County-owned parks would remain open to visitors, but gathering places such as pavilions and lodges would be closed.
At the recommendation of Indiana County Parks Executive Director Ed Patterson, the parks office would refund fees paid by anyone who reserved any park facilities or offer to reschedule the reservations for a later date.
Maryai urged voters to register for the election or to apply for absentee ballots online.
The status of the Pennsylvania Primary, now set for April 28, remains under discussion by state officials, Maryai said.
“I’m trying to prepare as if it will be April 28, but there is some talk of a change,” she said.
The county courts would operate as required for certain essential functions, including emergency bail review, bench warrant hearings, juvenile delinquency detention, protection-from-abuse hearings, emergency petitions for child custody, civil mental health reviews, certain criminal case pleas and sentences and “any pleading or hearing relating to public health concerns and involving immediate and irreparable harm,” according to Martin’s order.

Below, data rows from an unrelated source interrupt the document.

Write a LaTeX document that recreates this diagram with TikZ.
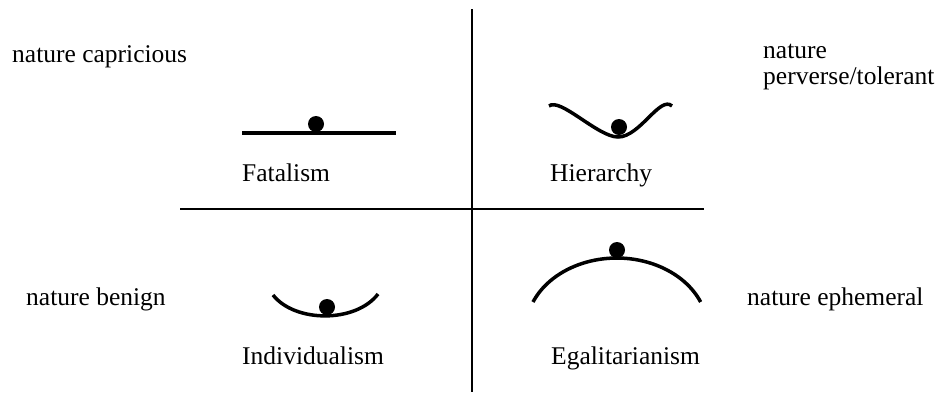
\documentclass[tikz,border=0pt]{standalone}
\usepackage{fontspec}
\setmainfont{Liberation Serif}
\usetikzlibrary{positioning}

\begin{document}
\begin{tikzpicture}[
    x=1pt, y=-1pt,
    txt/.style={inner sep=0pt, anchor=base west, align=left, font=\fontsize{25.5}{26}\selectfont},
    axis/.style={line width=1.5pt},
    curve/.style={line width=3.5pt},
    ball/.style={circle, fill=black, inner sep=0pt, minimum size=16pt},
]
\useasboundingbox (0,0) rectangle (939,392);

% Axes
\coordinate (vtop) at (472,9);
\coordinate (vbot) at (472,392);
\coordinate (hleft) at (180,209);
\coordinate (hright) at (704,209);
\draw[axis] (vtop) -- (vbot);
\draw[axis] (hleft) -- (hright);

% Corner texts
\node[txt] (capr) at (12,62) {nature capricious};
\node[txt] (perv) at (763,84) {nature\\perverse/tolerant};
\node[txt] (beni) at (26,305) {nature benign};
\node[txt] (ephe) at (747,305) {nature ephemeral};

% Quadrant names
\node[txt] (fatal) at (242,181) {Fatalism};
\node[txt] (hier) at (550,181) {Hierarchy};
\node[txt] (indiv) at (242,364) {Individualism};
\node[txt] (egal) at (551,364) {Egalitarianism};

% Landscapes
\draw[curve] (242,133) -- (396,133);
\draw[curve] (549,106) .. controls (560,97) and (598,137) .. (618,137)
    .. controls (640,137) and (660,95) .. (672,106);
\draw[curve] (273,295) .. controls (295,323) and (356,323) .. (378,294);
\draw[curve] (533,302) arc[start angle=-157.1, end angle=-22.9, x radius=91, y radius=72];

% Balls
\node[ball] (bfatal) at (316,124) {};
\node[ball] (bhier) at (619,127) {};
\node[ball] (bindiv) at (327,307) {};
\node[ball] (begal) at (617,250) {};

\end{tikzpicture}
\end{document}
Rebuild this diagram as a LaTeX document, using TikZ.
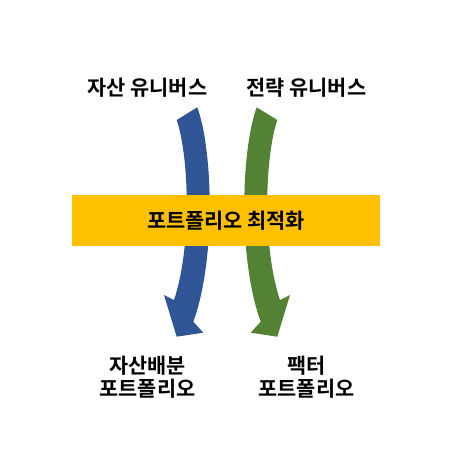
\documentclass[tikz,border=0pt]{standalone}
\usepackage{fontspec}
\newfontfamily\kr{Noto Sans CJK KR}[BoldFont={* Bold}]
\usepackage{tikz}

\begin{document}
\begin{tikzpicture}[
   x=1pt,y=-1pt,
   font=\kr\bfseries\fontsize{20.8}{23}\selectfont,
   lbl/.style={align=center,inner sep=0pt},
   band/.style={fill=optyellow,minimum width=308pt,minimum height=51pt,inner sep=0pt},
   bluearrow/.style={fill=assetblue},
   greenarrow/.style={fill=stratgreen}]
\definecolor{assetblue}{HTML}{2F5597}
\definecolor{stratgreen}{HTML}{548235}
\definecolor{optyellow}{HTML}{FFC000}
\useasboundingbox (0,0) rectangle (455,456);
\node[lbl] (assetU) at (147.5,88) {자산 유니버스};
\node[lbl] (stratU) at (306.5,88) {전략 유니버스};
\fill[bluearrow] (176.7,120) -- (197.3,107.3)
   .. controls (213,150) and (216,260) .. (193.3,321.7)
   -- (203.3,332.7) -- (176.7,336.7) -- (164,295) -- (174,300)
   .. controls (191,250) and (190,160) .. cycle;
\fill[greenarrow] (277.3,120) -- (256.7,107.3)
   .. controls (241,150) and (238,260) .. (260.7,321.7)
   -- (250.7,332.7) -- (277.3,336.7) -- (290,295) -- (280,300)
   .. controls (263,250) and (264,160) .. cycle;
\node[band] (opt) at (226,220.5) {포트폴리오 최적화};
\node[lbl] (assetP) at (147.5,377.5) {자산배분\\포트폴리오};
\node[lbl] (factorP) at (306.5,377.5) {팩터\\포트폴리오};
\end{tikzpicture}
\end{document}
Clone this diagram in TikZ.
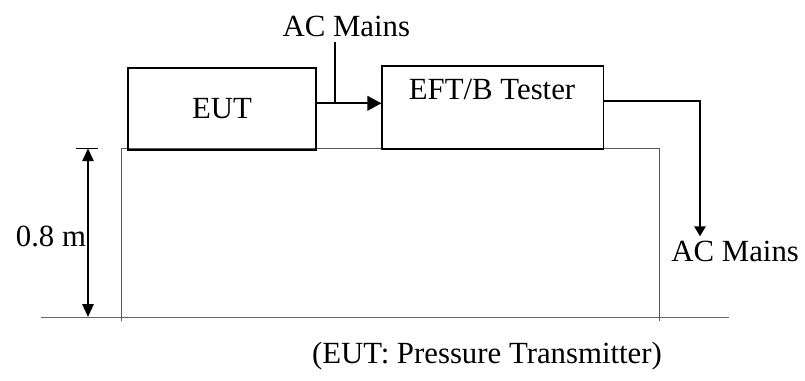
\documentclass[tikz,border=0pt]{standalone}
\usepackage{fontspec}
\setmainfont{Liberation Serif}
\usetikzlibrary{arrows.meta}
\begin{document}
\begin{tikzpicture}[x=0.025cm,y=-0.025cm,
    every node/.style={font=\fontsize{21.9pt}{26pt}\selectfont},
    unitbox/.style={draw,line width=0.75pt,inner sep=0pt},
    bench/.style={draw=black!65,line width=0.7pt},
    floor/.style={draw=black!60,line width=1.1pt},
    feed/.style={line width=1.7pt,-{Triangle[length=0.35cm,width=0.36cm]}},
    lead/.style={line width=1.5pt,-{Triangle[length=0.25cm,width=0.28cm]}},
    dim/.style={line width=1.4pt,{Triangle[length=0.32cm,width=0.28cm]}-{Triangle[length=0.32cm,width=0.28cm]}}]
    \useasboundingbox (0,0) rectangle (805,381);

    % table and floor
    \draw[floor] (41,317.5) -- (729,317.5);
    \draw[bench] (121,320.7) -- (121,148.5) -- (659,148.5) -- (659,320.7);

    % height of the table
    \coordinate (ticka) at (76,148.3);
    \coordinate (tickb) at (98.3,148.3);
    \coordinate (dimtop) at (88,148.3);
    \coordinate (dimbot) at (88,317);
    \draw[line width=0.7pt] (ticka) -- (tickb);
    \draw[dim] (dimtop) -- (dimbot);
    \node[anchor=base east] (height) at (91,246.7) {0.8 m};

    % equipment
    \node[unitbox,minimum width=4.7cm,minimum height=2.05cm] (eut) at (222,109) {EUT};
    \node[unitbox,minimum width=5.525cm,minimum height=2.075cm] (tester) at (492.5,107.5) {};
    \node[anchor=base] (testerlabel) at (492,100) {EFT/B Tester};

    % mains
    \node[anchor=base] (mainsin) at (346.3,36.7) {AC Mains};
    \node[anchor=base west] (mainsout) at (666.5,261.7) {AC Mains};
    \coordinate (tap) at (335,103.3);
    \coordinate (turn) at (700,100.7);
    \draw[line width=0.8pt] (tap |- mainsin.south) -- (tap);
    \draw[feed] (eut.east |- tap) -- (tester.west |- tap);
    \draw[lead] (tester.east |- turn) -- (turn) -- (turn |- mainsout.north);

    \node[anchor=base] (caption) at (487,363.3) {(EUT: Pressure Transmitter)};
\end{tikzpicture}
\end{document}
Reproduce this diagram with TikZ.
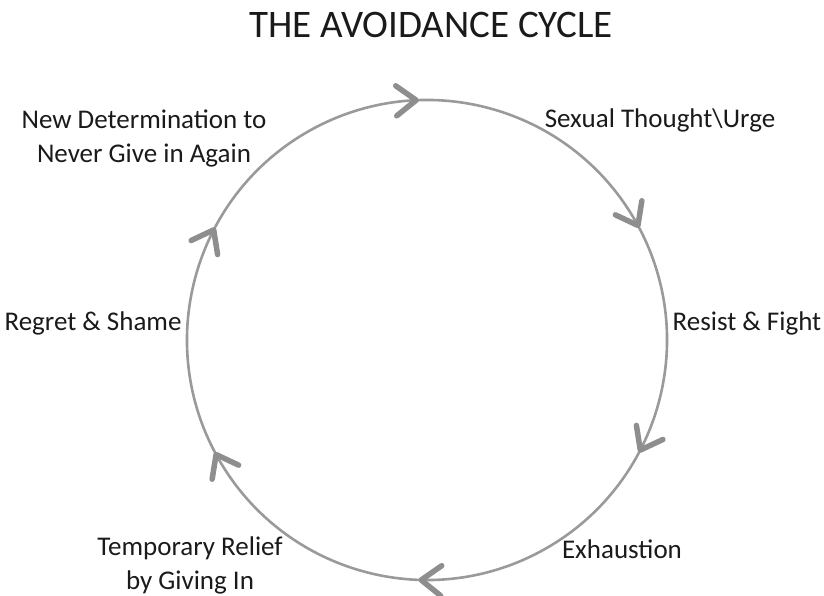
\documentclass[tikz,border=0pt]{standalone}
\usepackage{fontspec}
\setmainfont{Carlito}
\usetikzlibrary{arrows.meta,decorations.markings}
\definecolor{ringgray}{HTML}{9A9A9A}
\definecolor{tipgray}{HTML}{8E8E8E}
\definecolor{inkblack}{HTML}{1A1A1A}
\tikzset{
  chev/.tip={Straight Barb[length=20pt,width=30pt,line width=5.5pt,round,color=tipgray]},
  steplabel/.style={text=inkblack,font=\fontsize{27}{34}\selectfont,align=center,inner sep=0pt},
}

\begin{document}
\begin{tikzpicture}[x=1pt,y=1pt]
			%%%%% START %%%%%
			
			\useasboundingbox (0,0) rectangle (824,596);
			
			\node[text=inkblack,font=\fontsize{39}{44}\selectfont,inner sep=0pt] (title) at (431,571) {THE AVOIDANCE CYCLE};
			
			\coordinate (hub) at (427,256);
			\draw[ringgray, line width=2.6pt, postaction={decorate}, decoration={markings,
				mark=at position 0.078 with {\arrow{chev}},
				mark=at position 0.256 with {\arrow{chev}},
				mark=at position 0.411 with {\arrow{chev}},
				mark=at position 0.589 with {\arrow{chev}},
				mark=at position 0.756 with {\arrow{chev}},
				mark=at position 0.911 with {\arrow{chev}}}]
				(hub) ++(120:240) arc[start angle=120, end angle=-240, radius=240];
			
			\node[steplabel] (urge) at (660,476) {Sexual Thought\textbackslash Urge};
			\node[steplabel] (resist) at (747,273) {Resist \& Fight};
			\node[steplabel] (exhaust) at (622,47) {Exhaustion};
			\node[steplabel] (relief) at (190,31) {Temporary Relief\\by Giving In};
			\node[steplabel] (regret) at (93,273) {Regret \& Shame};
			\node[steplabel] (resolve) at (144,458) {New Determination to\\Never Give in Again};
			
			%%%%% END %%%%%
		\end{tikzpicture}
\end{document}
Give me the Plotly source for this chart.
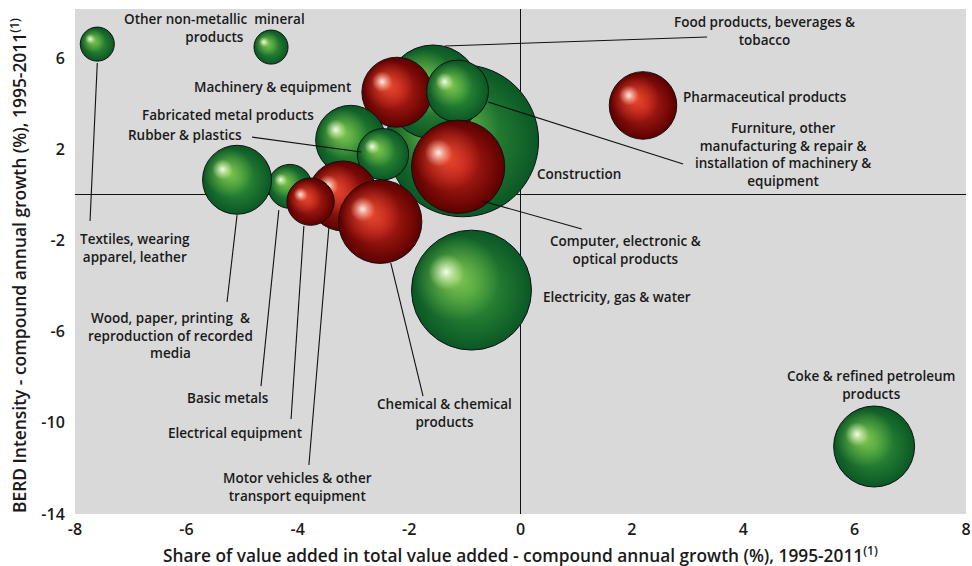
import math
import plotly.graph_objects as go

# ---------------- data ----------------
sectors = [
    "Construction", "Food products, beverages & tobacco", "Electricity, gas & water",
    "Machinery & equipment", "Furniture, other manufacturing & repair", "Computer, electronic & optical products",
    "Fabricated metal products", "Rubber & plastics", "Motor vehicles & other transport equipment",
    "Chemical & chemical products", "Basic metals", "Electrical equipment",
    "Wood, paper, printing & reproduction of recorded media", "Textiles, wearing apparel, leather",
    "Other non-metallic mineral products", "Pharmaceutical products", "Coke & refined petroleum products",
]
value_added_growth = [-1.04, -1.57, -0.88, -2.22, -1.13, -1.12, -3.05, -2.47, -3.19, -2.52,
                      -4.14, -3.77, -5.09, -7.60, -4.48, 2.20, 6.35]
berd_growth = [2.37, 4.51, -4.18, 4.50, 4.55, 1.23, 2.39, 1.78, -0.05, -1.18,
               0.37, -0.30, 0.66, 6.61, 6.48, 3.92, -11.04]
bubble_weight = [57.8, 22.1, 36.0, 12.25, 9.6, 21.8, 12.25, 6.6, 12.25, 17.4,
                 4.84, 5.6, 11.9, 2.9, 2.9, 11.4, 16.4]
tech_group = ["low", "low", "low", "high", "low", "high", "low", "low", "high", "high",
              "low", "high", "low", "low", "low", "high", "low"]

x_ticks = [-8, -6, -4, -2, 0, 2, 4, 6, 8]
x_tick_text = ["-8", "-6", "-4", "-2", "0", "2", "4", "6", "8"]
y_ticks = [-14, -10, -6, -2, 2, 6]
y_tick_text = ["-14", "-10", "-6", "-2", "2", "6"]

x_title = "Share of value added in total value added - compound annual growth (%), 1995-2011<sup>(1)</sup>"
y_title = "BERD Intensity - compound annual growth (%), 1995-2011<sup>(1)</sup>"

# ---------------- layout constants ----------------
W, H = 972, 566
M = dict(l=75, r=6, t=9, b=52)
XR = [-8, 8]
YR = [-14, 8.15]
MAX_DIAM = 152
FONT = "Open Sans"
TXT = "#1a1a1a"

PW = W - M["l"] - M["r"]
PH = H - M["t"] - M["b"]
px_x = PW / (XR[1] - XR[0])
px_y = PH / (YR[1] - YR[0])
wmax = max(bubble_weight)

styles = {
    "low": dict(edge="#0a5726", center="#3a9a3a",
                mid=("rgba(140,205,85,0.95)", "rgba(110,185,70,0)"),
                hi=("rgba(245,253,232,1)", "rgba(200,238,160,0)")),
    "high": dict(edge="#5c0000", center="#c4261a",
                 mid=("rgba(238,80,52,0.95)", "rgba(225,60,40,0)"),
                 hi=("rgba(255,240,232,1)", "rgba(255,175,155,0)")),
}

fig = go.Figure()
for name, xv, yv, w, g in zip(sectors, value_added_growth, berd_growth, bubble_weight, tech_group):
    s = styles[g]
    d = MAX_DIAM * math.sqrt(w / wmax)
    r = d / 2
    fig.add_trace(go.Scatter(
        x=[xv], y=[yv], mode="markers", name=name, hoverinfo="name",
        marker=dict(size=d, sizemode="diameter", color=s["edge"],
                    gradient=dict(type="radial", color=s["center"]),
                    line=dict(color="#111111", width=1), opacity=1),
    ))
    # soft lit area
    fig.add_trace(go.Scatter(
        x=[xv - 0.24 * r / px_x], y=[yv + 0.2 * r / px_y], mode="markers", hoverinfo="skip",
        marker=dict(size=2 * 0.72 * r, color=s["mid"][1],
                    gradient=dict(type="radial", color=s["mid"][0]), line=dict(width=0)),
    ))
    # specular highlight
    fig.add_trace(go.Scatter(
        x=[xv - 0.42 * r / px_x], y=[yv + 0.3 * r / px_y], mode="markers", hoverinfo="skip",
        marker=dict(size=2 * 0.3 * r, color=s["hi"][1],
                    gradient=dict(type="radial", color=s["hi"][0]), line=dict(width=0)),
    ))

# ---------------- labels (layout) ----------------
labels = [
    ("Other non-metallic  mineral<br>products", -5.49, 7.31, None),
    ("Textiles, wearing<br>apparel, leather", -6.92, -2.33, ((-7.73, -1.15), (-7.60, 5.78))),
    ("Machinery & equipment", -4.46, 4.73, None),
    ("Fabricated metal products", -5.25, 3.50, None),
    ("Rubber & plastics", -6.02, 2.62, ((-4.82, 2.53), (-2.86, 1.88))),
    ("Food products, beverages &<br>tobacco", 4.39, 7.18, ((3.35, 6.92), (-1.36, 6.53))),
    ("Pharmaceutical products", 4.39, 4.29, None),
    ("Furniture, other<br>manufacturing & repair &<br>installation of machinery &<br>equipment", 4.71, 1.79,
     ((2.92, 1.35), (-0.58, 4.07))),
    ("Construction", 1.05, 0.91, None),
    ("Computer, electronic &<br>optical products", 1.88, -2.42, ((1.10, -1.50), (-0.69, -0.27))),
    ("Electricity, gas & water", 1.73, -4.48, None),
    ("Chemical & chemical<br>products", -1.37, -9.57, ((-1.75, -8.83), (-2.33, -2.99))),
    ("Wood, paper, printing  &<br>reproduction of recorded<br>media", -6.29, -6.15, ((-5.27, -4.70), (-5.09, -0.89))),
    ("Basic metals", -5.25, -8.93, ((-4.66, -8.39), (-4.34, -0.67))),
    ("Electrical equipment", -5.13, -10.46, ((-4.12, -9.83), (-3.89, -1.37))),
    ("Motor vehicles & other<br>transport equipment", -4.00, -12.82, ((-3.80, -11.85), (-3.44, -1.40))),
    ("Coke & refined petroleum<br>products", 6.29, -8.34, None),
]
for text, lx, ly, leader in labels:
    fig.add_annotation(x=lx, y=ly, xref="x", yref="y", text=text, showarrow=False,
                       align="center",
                       font=dict(family=FONT, size=13.5, color=TXT, weight=600))
    if leader:
        (x0, y0), (x1, y1) = leader
        fig.add_shape(type="line", xref="x", yref="y", x0=x0, y0=y0, x1=x1, y1=y1,
                      line=dict(color="#111111", width=1.1), layer="above")

# axis titles as paper-anchored annotations
fig.add_annotation(x=(520 - M["l"]) / PW, y=-(554 - (H - M["b"])) / PH,
                   xref="paper", yref="paper", text=x_title, showarrow=False,
                   xanchor="center", yanchor="middle",
                   font=dict(family=FONT, size=17.3, color=TXT, weight=600))
fig.add_annotation(x=-(M["l"] - 18) / PW, y=(H - M["b"] - 266) / PH,
                   xref="paper", yref="paper", text=y_title, showarrow=False, textangle=-90,
                   xanchor="center", yanchor="middle",
                   font=dict(family=FONT, size=17.4, color=TXT, weight=600))

axis_common = dict(showgrid=False, zeroline=True, zerolinecolor="#111111", zerolinewidth=1,
                   showline=False, automargin=False, ticklabeloverflow="allow",
                   tickfont=dict(family=FONT, size=16, color=TXT, weight=600))
fig.update_layout(
    width=W, height=H, margin=M,
    paper_bgcolor="white", plot_bgcolor="#d9d9d9",
    showlegend=False, hovermode=False,
    font=dict(family=FONT, color=TXT),
    xaxis=dict(range=XR, tickvals=x_ticks, ticktext=x_tick_text,
               ticks="outside", ticklen=1, tickcolor="rgba(0,0,0,0)", **axis_common),
    yaxis=dict(range=YR, tickvals=y_ticks, ticktext=y_tick_text,
               ticks="outside", ticklen=6, tickcolor="rgba(0,0,0,0)", **axis_common),
)

fig.write_html("out.html", config={"displayModeBar": False},
               post_script="document.body.style.margin='0';document.body.style.overflow='hidden';")
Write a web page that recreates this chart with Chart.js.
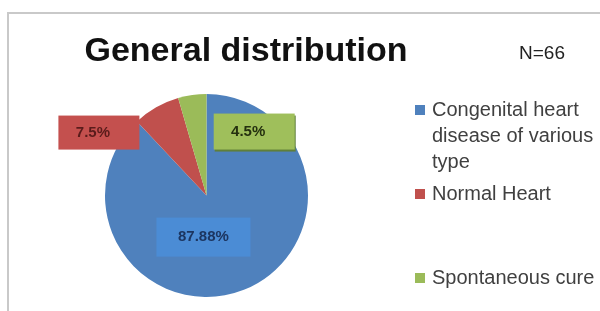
<!DOCTYPE html>
<html>
<head>
<meta charset="utf-8">
<script src="https://cdn.jsdelivr.net/npm/chart.js@4.4.1/dist/chart.umd.min.js"></script>
<style>
    html, body { margin: 0; padding: 0; background: #ffffff; }
    #wrap { position: relative; width: 600px; height: 311px; }
</style>
</head>
<body>
<div id="wrap"><canvas id="pieChart"></canvas></div>
<script>
// data
const categories = ['Congenital heart disease of various type', 'Normal Heart', 'Spontaneous cure'];
const percentages = [87.88, 7.5, 4.5];
const valueLabels = ['87.88%', '7.5%', '4.5%'];
const sliceColors = ['#4f81bd', '#c0504d', '#9bbb59'];
const chartTitle = 'General distribution';
const sampleSize = 'N=66';

const FONT = '"Liberation Sans", Arial, sans-serif';

// frame, title, N and legend
const decorPlugin = {
    id: 'decor',
    afterDraw(chart) {
        const ctx = chart.ctx;
        ctx.save();

        // light grey frame running off the right and bottom
        ctx.strokeStyle = '#c9c9c9';
        ctx.lineWidth = 2;
        ctx.beginPath();
        ctx.moveTo(8, 320);
        ctx.lineTo(8, 13);
        ctx.lineTo(610, 13);
        ctx.stroke();

        ctx.fillStyle = '#111111';
        ctx.textAlign = 'center';
        ctx.textBaseline = 'middle';
        ctx.font = 'bold 34px ' + FONT;
        ctx.fillText(chartTitle, 246, 52);

        ctx.fillStyle = '#222222';
        ctx.font = '19px ' + FONT;
        ctx.fillText(sampleSize, 542, 54);

        // legend, rows at fixed spacing like the original
        ctx.textAlign = 'left';
        ctx.font = '20px ' + FONT;
        const maxW = 168;
        chart.data.labels.forEach((label, i) => {
            const rowY = 110 + i * 84;
            ctx.fillStyle = sliceColors[i];
            ctx.fillRect(415, rowY - 5, 10, 10);

            const words = label.split(' ');
            const lines = [];
            let line = '';
            words.forEach(w => {
                const test = line ? line + ' ' + w : w;
                if (ctx.measureText(test).width > maxW && line) {
                    lines.push(line);
                    line = w;
                } else {
                    line = test;
                }
            });
            lines.push(line);

            ctx.fillStyle = '#404040';
            lines.forEach((l, j) => ctx.fillText(l, 432, rowY + j * 26));
        });

        ctx.restore();
    }
};

// boxed percentage labels
const boxLabelPlugin = {
    id: 'boxLabels',
    afterDatasetsDraw(chart, args, opts) {
        const ctx = chart.ctx;
        const arcs = chart.getDatasetMeta(0).data;
        ctx.save();
        ctx.textAlign = 'center';
        ctx.textBaseline = 'middle';
        ctx.font = 'bold 15px ' + FONT;
        arcs.forEach((arc, i) => {
            const b = opts.boxes[i];
            const cx = arc.x + b.dx * arc.outerRadius;
            const cy = arc.y + b.dy * arc.outerRadius;
            if (b.shadow) {
                ctx.fillStyle = b.shadow;
                ctx.fillRect(cx - b.w / 2 + 1, cy - b.h / 2 + 2, b.w, b.h);
            }
            ctx.fillStyle = b.fill;
            ctx.fillRect(cx - b.w / 2, cy - b.h / 2, b.w, b.h);
            ctx.fillStyle = b.text;
            ctx.fillText(valueLabels[i], cx + (b.tx || 0), cy);
        });
        ctx.restore();
    }
};

new Chart(document.getElementById('pieChart'), {
    type: 'pie',
    data: {
        labels: categories,
        datasets: [{
            data: percentages,
            backgroundColor: sliceColors,
            borderWidth: 0
        }]
    },
    options: {
        responsive: true,
        maintainAspectRatio: false,
        animation: false,
        layout: {
            padding: { left: 105, right: 292, top: 94, bottom: 14 }
        },
        plugins: {
            legend: { display: false },
            title: { display: false },
            tooltip: { enabled: false },
            boxLabels: {
                boxes: [
                    { dx: -0.03, dy: 0.41, w: 94, h: 39, fill: '#4b8cd5', text: '#1c3560' },
                    { dx: -1.06, dy: -0.62, w: 81, h: 34, fill: '#c4504e', text: '#5a1c1b', tx: -6 },
                    { dx: 0.47, dy: -0.63, w: 81, h: 36, fill: '#9fbf5b', text: '#24300f', shadow: '#5f7f3a', tx: -6 }
                ]
            }
        }
    },
    plugins: [boxLabelPlugin, decorPlugin]
});
</script>
</body>
</html>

The magisterial district courts would be idle except for issuing search warrants, emergency protection from abuse hearings, preliminary arraignments, criminal case filings and preliminary hearings for incarcerated defendants.
“All court orders and local rules of court that address time requirements, time limitations, or filing deadlines are tolled until further order of the court,” Martin wrote. “All statewide procedural and administrative rules involving time calculations within the 40th Judicial District (Indiana County) for the filing of documents or taking of judicially mandated action are suspended until further order of court.”